■ SUPPLIED INFORMATION:
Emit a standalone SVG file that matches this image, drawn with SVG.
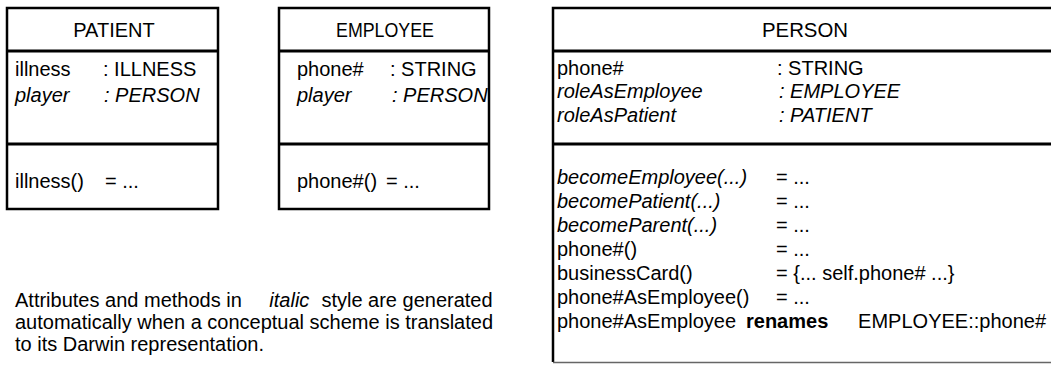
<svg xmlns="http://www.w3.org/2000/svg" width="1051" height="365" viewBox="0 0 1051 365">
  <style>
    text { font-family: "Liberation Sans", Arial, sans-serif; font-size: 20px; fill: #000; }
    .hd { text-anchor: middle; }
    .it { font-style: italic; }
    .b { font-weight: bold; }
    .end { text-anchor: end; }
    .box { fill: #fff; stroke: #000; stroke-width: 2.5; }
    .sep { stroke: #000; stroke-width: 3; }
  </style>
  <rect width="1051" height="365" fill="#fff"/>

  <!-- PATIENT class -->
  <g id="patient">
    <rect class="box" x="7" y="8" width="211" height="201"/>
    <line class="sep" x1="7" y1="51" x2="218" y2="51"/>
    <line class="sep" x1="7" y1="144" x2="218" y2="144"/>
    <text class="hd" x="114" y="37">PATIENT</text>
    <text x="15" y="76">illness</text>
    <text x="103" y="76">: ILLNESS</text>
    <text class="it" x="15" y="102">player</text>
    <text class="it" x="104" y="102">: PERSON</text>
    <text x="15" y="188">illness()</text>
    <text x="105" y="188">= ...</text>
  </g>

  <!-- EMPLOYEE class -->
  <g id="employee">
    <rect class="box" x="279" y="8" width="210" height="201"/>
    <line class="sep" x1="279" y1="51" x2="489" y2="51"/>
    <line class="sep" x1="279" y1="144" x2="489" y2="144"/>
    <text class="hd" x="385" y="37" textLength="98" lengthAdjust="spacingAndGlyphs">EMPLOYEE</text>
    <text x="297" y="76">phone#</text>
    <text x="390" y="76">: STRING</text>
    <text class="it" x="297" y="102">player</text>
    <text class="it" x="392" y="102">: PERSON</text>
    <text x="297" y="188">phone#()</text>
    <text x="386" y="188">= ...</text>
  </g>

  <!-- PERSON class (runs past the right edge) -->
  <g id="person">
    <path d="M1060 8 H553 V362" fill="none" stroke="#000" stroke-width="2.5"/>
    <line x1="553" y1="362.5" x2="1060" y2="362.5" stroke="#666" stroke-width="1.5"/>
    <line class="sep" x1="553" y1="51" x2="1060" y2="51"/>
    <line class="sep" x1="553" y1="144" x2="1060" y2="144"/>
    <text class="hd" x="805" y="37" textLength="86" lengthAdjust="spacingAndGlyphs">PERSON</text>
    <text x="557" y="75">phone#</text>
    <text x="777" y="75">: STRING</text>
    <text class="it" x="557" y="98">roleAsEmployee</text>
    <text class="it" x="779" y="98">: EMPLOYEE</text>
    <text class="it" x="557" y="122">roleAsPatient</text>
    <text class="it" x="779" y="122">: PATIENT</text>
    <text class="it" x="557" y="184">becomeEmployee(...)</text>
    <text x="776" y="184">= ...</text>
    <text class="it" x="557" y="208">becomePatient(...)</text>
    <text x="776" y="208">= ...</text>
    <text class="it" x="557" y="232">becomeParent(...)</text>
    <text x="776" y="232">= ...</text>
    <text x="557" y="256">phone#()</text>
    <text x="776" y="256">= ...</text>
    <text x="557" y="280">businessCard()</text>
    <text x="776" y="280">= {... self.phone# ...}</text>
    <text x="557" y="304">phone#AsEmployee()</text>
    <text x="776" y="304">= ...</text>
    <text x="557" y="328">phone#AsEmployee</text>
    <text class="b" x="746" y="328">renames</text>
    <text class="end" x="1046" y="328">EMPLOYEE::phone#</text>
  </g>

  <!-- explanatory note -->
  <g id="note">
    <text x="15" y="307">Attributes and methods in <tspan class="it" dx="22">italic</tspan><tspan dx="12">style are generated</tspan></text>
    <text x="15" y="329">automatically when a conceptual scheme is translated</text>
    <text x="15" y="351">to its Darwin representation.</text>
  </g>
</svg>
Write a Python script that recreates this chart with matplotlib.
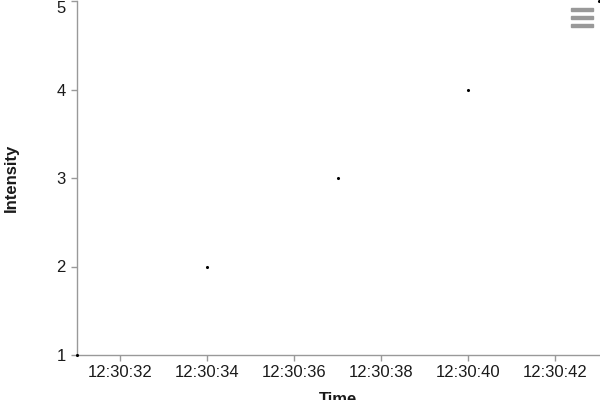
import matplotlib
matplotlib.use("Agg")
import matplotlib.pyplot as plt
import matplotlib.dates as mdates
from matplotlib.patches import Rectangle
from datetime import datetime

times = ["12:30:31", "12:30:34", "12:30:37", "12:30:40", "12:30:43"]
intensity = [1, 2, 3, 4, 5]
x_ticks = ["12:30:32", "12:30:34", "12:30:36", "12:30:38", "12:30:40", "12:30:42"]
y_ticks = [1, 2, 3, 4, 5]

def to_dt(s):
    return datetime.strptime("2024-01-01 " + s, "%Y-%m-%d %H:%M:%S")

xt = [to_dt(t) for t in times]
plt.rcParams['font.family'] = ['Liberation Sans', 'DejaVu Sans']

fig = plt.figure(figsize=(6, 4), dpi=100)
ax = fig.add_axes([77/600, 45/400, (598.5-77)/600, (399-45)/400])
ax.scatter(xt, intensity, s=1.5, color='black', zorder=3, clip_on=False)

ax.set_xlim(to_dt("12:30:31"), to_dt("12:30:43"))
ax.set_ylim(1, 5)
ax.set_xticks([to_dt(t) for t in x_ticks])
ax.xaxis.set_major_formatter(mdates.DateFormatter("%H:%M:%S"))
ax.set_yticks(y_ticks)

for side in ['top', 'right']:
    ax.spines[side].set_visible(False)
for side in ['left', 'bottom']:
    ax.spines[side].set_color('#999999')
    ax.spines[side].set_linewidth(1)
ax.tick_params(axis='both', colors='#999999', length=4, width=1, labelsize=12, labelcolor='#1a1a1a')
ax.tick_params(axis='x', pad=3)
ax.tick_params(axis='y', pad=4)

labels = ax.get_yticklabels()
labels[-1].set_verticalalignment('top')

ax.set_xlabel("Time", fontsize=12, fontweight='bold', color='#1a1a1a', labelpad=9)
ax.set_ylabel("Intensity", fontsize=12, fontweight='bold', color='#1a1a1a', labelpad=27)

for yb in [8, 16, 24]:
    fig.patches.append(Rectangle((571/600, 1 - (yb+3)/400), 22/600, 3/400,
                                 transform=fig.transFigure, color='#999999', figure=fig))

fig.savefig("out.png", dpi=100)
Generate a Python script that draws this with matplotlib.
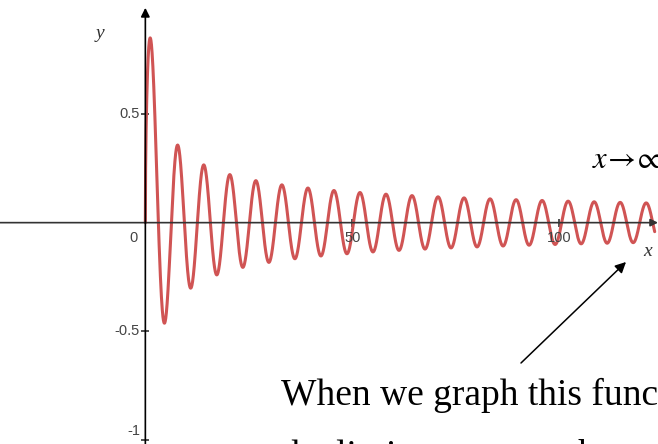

■ TASK DETAILS: Output the data exactly. Pictures don't belong in the result.

■ EXERCISE ANSWER:
Emit a standalone SVG file that matches this image, drawn with SVG.
<svg xmlns="http://www.w3.org/2000/svg" width="1051" height="365" viewBox="0 0 1051 365">
  <style>
    text { font-family: "Liberation Sans", Arial, sans-serif; font-size: 20px; fill: #000; }
    .hd { text-anchor: middle; }
    .it { font-style: italic; }
    .b { font-weight: bold; }
    .end { text-anchor: end; }
    .box { fill: #fff; stroke: #000; stroke-width: 2.5; }
    .sep { stroke: #000; stroke-width: 3; }
  </style>
  <rect width="1051" height="365" fill="#fff"/>

  <!-- PATIENT class -->
  <g id="patient">
    <rect class="box" x="7" y="8" width="211" height="201"/>
    <line class="sep" x1="7" y1="51" x2="218" y2="51"/>
    <line class="sep" x1="7" y1="144" x2="218" y2="144"/>
    <text class="hd" x="114" y="37">PATIENT</text>
    <text x="15" y="76">illness</text>
    <text x="103" y="76">: ILLNESS</text>
    <text class="it" x="15" y="102">player</text>
    <text class="it" x="104" y="102">: PERSON</text>
    <text x="15" y="188">illness()</text>
    <text x="105" y="188">= ...</text>
  </g>

  <!-- EMPLOYEE class -->
  <g id="employee">
    <rect class="box" x="279" y="8" width="210" height="201"/>
    <line class="sep" x1="279" y1="51" x2="489" y2="51"/>
    <line class="sep" x1="279" y1="144" x2="489" y2="144"/>
    <text class="hd" x="385" y="37" textLength="98" lengthAdjust="spacingAndGlyphs">EMPLOYEE</text>
    <text x="297" y="76">phone#</text>
    <text x="390" y="76">: STRING</text>
    <text class="it" x="297" y="102">player</text>
    <text class="it" x="392" y="102">: PERSON</text>
    <text x="297" y="188">phone#()</text>
    <text x="386" y="188">= ...</text>
  </g>

  <!-- PERSON class (runs past the right edge) -->
  <g id="person">
    <path d="M1060 8 H553 V362" fill="none" stroke="#000" stroke-width="2.5"/>
    <line x1="553" y1="362.5" x2="1060" y2="362.5" stroke="#666" stroke-width="1.5"/>
    <line class="sep" x1="553" y1="51" x2="1060" y2="51"/>
    <line class="sep" x1="553" y1="144" x2="1060" y2="144"/>
    <text class="hd" x="805" y="37" textLength="86" lengthAdjust="spacingAndGlyphs">PERSON</text>
    <text x="557" y="75">phone#</text>
    <text x="777" y="75">: STRING</text>
    <text class="it" x="557" y="98">roleAsEmployee</text>
    <text class="it" x="779" y="98">: EMPLOYEE</text>
    <text class="it" x="557" y="122">roleAsPatient</text>
    <text class="it" x="779" y="122">: PATIENT</text>
    <text class="it" x="557" y="184">becomeEmployee(...)</text>
    <text x="776" y="184">= ...</text>
    <text class="it" x="557" y="208">becomePatient(...)</text>
    <text x="776" y="208">= ...</text>
    <text class="it" x="557" y="232">becomeParent(...)</text>
    <text x="776" y="232">= ...</text>
    <text x="557" y="256">phone#()</text>
    <text x="776" y="256">= ...</text>
    <text x="557" y="280">businessCard()</text>
    <text x="776" y="280">= {... self.phone# ...}</text>
    <text x="557" y="304">phone#AsEmployee()</text>
    <text x="776" y="304">= ...</text>
    <text x="557" y="328">phone#AsEmployee</text>
    <text class="b" x="746" y="328">renames</text>
    <text class="end" x="1046" y="328">EMPLOYEE::phone#</text>
  </g>

  <!-- explanatory note -->
  <g id="note">
    <text x="15" y="307">Attributes and methods in <tspan class="it" dx="22">italic</tspan><tspan dx="12">style are generated</tspan></text>
    <text x="15" y="329">automatically when a conceptual scheme is translated</text>
    <text x="15" y="351">to its Darwin representation.</text>
  </g>
</svg>
Write a Python script that recreates this chart with matplotlib.
import matplotlib
matplotlib.use("Agg")
import matplotlib.pyplot as plt
import matplotlib.dates as mdates
from matplotlib.patches import Rectangle
from datetime import datetime

times = ["12:30:31", "12:30:34", "12:30:37", "12:30:40", "12:30:43"]
intensity = [1, 2, 3, 4, 5]
x_ticks = ["12:30:32", "12:30:34", "12:30:36", "12:30:38", "12:30:40", "12:30:42"]
y_ticks = [1, 2, 3, 4, 5]

def to_dt(s):
    return datetime.strptime("2024-01-01 " + s, "%Y-%m-%d %H:%M:%S")

xt = [to_dt(t) for t in times]
plt.rcParams['font.family'] = ['Liberation Sans', 'DejaVu Sans']

fig = plt.figure(figsize=(6, 4), dpi=100)
ax = fig.add_axes([77/600, 45/400, (598.5-77)/600, (399-45)/400])
ax.scatter(xt, intensity, s=1.5, color='black', zorder=3, clip_on=False)

ax.set_xlim(to_dt("12:30:31"), to_dt("12:30:43"))
ax.set_ylim(1, 5)
ax.set_xticks([to_dt(t) for t in x_ticks])
ax.xaxis.set_major_formatter(mdates.DateFormatter("%H:%M:%S"))
ax.set_yticks(y_ticks)

for side in ['top', 'right']:
    ax.spines[side].set_visible(False)
for side in ['left', 'bottom']:
    ax.spines[side].set_color('#999999')
    ax.spines[side].set_linewidth(1)
ax.tick_params(axis='both', colors='#999999', length=4, width=1, labelsize=12, labelcolor='#1a1a1a')
ax.tick_params(axis='x', pad=3)
ax.tick_params(axis='y', pad=4)

labels = ax.get_yticklabels()
labels[-1].set_verticalalignment('top')

ax.set_xlabel("Time", fontsize=12, fontweight='bold', color='#1a1a1a', labelpad=9)
ax.set_ylabel("Intensity", fontsize=12, fontweight='bold', color='#1a1a1a', labelpad=27)

for yb in [8, 16, 24]:
    fig.patches.append(Rectangle((571/600, 1 - (yb+3)/400), 22/600, 3/400,
                                 transform=fig.transFigure, color='#999999', figure=fig))

fig.savefig("out.png", dpi=100)
Generate a Python script that draws this with matplotlib.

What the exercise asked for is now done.